Strategies to Increase Effective Per-User Bandwidth Without New Circuits
Budget or infrastructure limitations sometimes prevent immediate bandwidth upgrades. In these situations, consider the following strategies to stretch existing capacity:
- Quality of Service (QoS): Prioritize latency-sensitive traffic such as voice and video. Proper QoS can prevent heavier downloads from starving key applications.
- Content caching: Deploy local caches for frequently accessed content or updates to reduce repeated downloads across the WAN.
- Application optimization: Many enterprise suites have low-bandwidth modes. Enforcing these settings during peak hours can reduce per-user demand.
- Wi-Fi tuning: RF interference reduces throughput, so survey access points, adjust channels, and ensure 5 GHz coverage for high-density areas.
- Traffic scheduling: Automate large backups or deployments to occur during off-hours, keeping business hours free for interactive traffic.
These methods effectively lower per-user demand or increase usable bandwidth. In tandem with the calculator, they provide a holistic approach: if the tool indicates a 20% shortfall, QoS and caching might reclaim enough capacity to delay an upgrade.
Deployment Checklist for Accurate Measurements
- Measure Actual Throughput: Conduct multiple speed tests at different times of day using wired connections to remove Wi-Fi variability.
- Identify Peak Concurrency: Use authentication logs, firewall sessions, or collaboration platform analytics to find how many users are active simultaneously.
- Classify Workloads: Interview department leaders to understand the digital tools they depend on, noting special events such as quarterly town halls or virtual conferences.
- Set Overhead Policy: Decide how much bandwidth to reserve for failover. Some enterprises set aside 15% to ensure that even if a circuit fails, the remaining link can shoulder essential services.
- Run Calculations and Iterate: Feed the data into the bandwidth calculator, adjust assumptions, and compare results with real monitoring dashboards.

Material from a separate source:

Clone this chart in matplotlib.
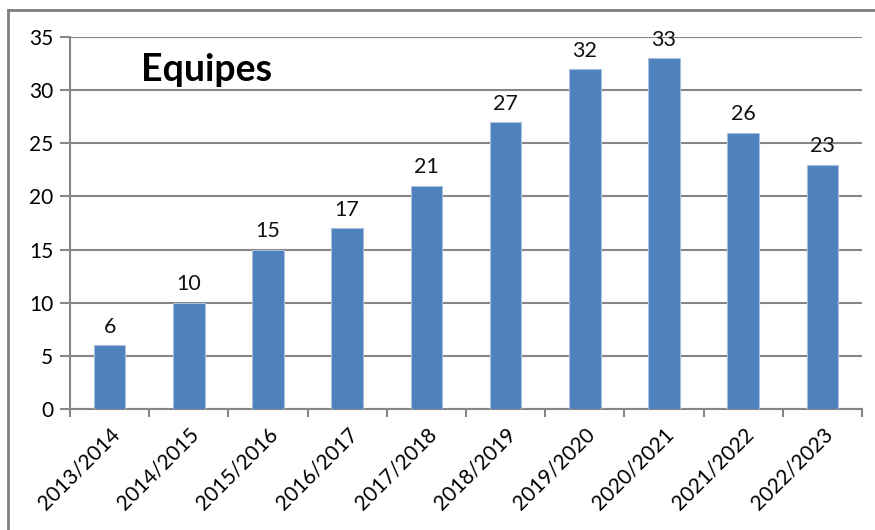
import matplotlib.pyplot as plt
from matplotlib.lines import Line2D
import numpy as np

seasons = ["2013/2014", "2014/2015", "2015/2016", "2016/2017", "2017/2018",
           "2018/2019", "2019/2020", "2020/2021", "2021/2022", "2022/2023"]
teams = [6, 10, 15, 17, 21, 27, 32, 33, 26, 23]

plt.rcParams['font.family'] = ['Lato', 'DejaVu Sans']

fig = plt.figure(figsize=(8.75, 5.3), dpi=100)
ax = fig.add_axes([70 / 875, 1 - 409 / 530, 792 / 875, 372 / 530])

x = np.arange(len(seasons))
bars = ax.bar(x, teams, width=0.4, color="#4F81BD", edgecolor="#A7C0DE",
              linewidth=0.8, zorder=3)

for xi, v in zip(x, teams):
    ax.annotate(str(v), (xi, v), xytext=(0, 6), textcoords="offset points",
                ha="center", va="bottom", fontsize=15.5, color="#111111")

ax.set_xlim(-0.5, len(seasons) - 0.5)
ax.set_ylim(0, 35)
ax.set_yticks(range(0, 36, 5))
ax.yaxis.grid(True, color="#868686", linewidth=1.5, zorder=0)
ax.set_axisbelow(True)

# ticks between categories, labels at centers
ax.set_xticks(np.arange(-0.5, len(seasons), 1.0))
ax.set_xticklabels([])
ax.set_xticks(x, minor=True)
ax.set_xticklabels(seasons, minor=True, rotation=45, ha="right", va="top",
                   rotation_mode="anchor", fontsize=15)
ax.tick_params(axis="x", which="minor", length=0, pad=11)
ax.tick_params(axis="x", which="major", length=6, width=1.5, color="#868686")
ax.tick_params(axis="y", length=7, width=1.5, color="#868686", labelsize=15, pad=5)

for s in ["top", "right"]:
    ax.spines[s].set_visible(False)
for s in ["left", "bottom"]:
    ax.spines[s].set_color("#868686")
    ax.spines[s].set_linewidth(1.5)

ax.text(0.172, 0.91, "Equipes", transform=ax.transAxes, ha="center", va="center",
        fontsize=27, fontweight="bold")

# outer chart frame (only left and top edges are visible)
fig.add_artist(Line2D([8 / 875, 8 / 875], [0, 1 - 10 / 530], color="#7F7F7F", linewidth=2))
fig.add_artist(Line2D([8 / 875, 1], [1 - 10 / 530, 1 - 10 / 530], color="#7F7F7F", linewidth=2))

fig.savefig("out.png", dpi=100)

Once the numbers align, document the methodology. This institutional knowledge saves time when on-boarding new IT personnel or presenting plans to finance committees.
Conclusion
Per-user bandwidth calculation is both a mathematical exercise and a strategic discipline. A premium-grade network treats bandwidth as a shared, carefully governed resource. With the calculator and frameworks described above, you can allocate capacity based on evidence, adapt swiftly to new digital initiatives, and maintain exceptional user experiences. Continual refinement—incorporating performance metrics, user feedback, and authoritative guidelines—keeps your organization agile in a bandwidth-intensive world.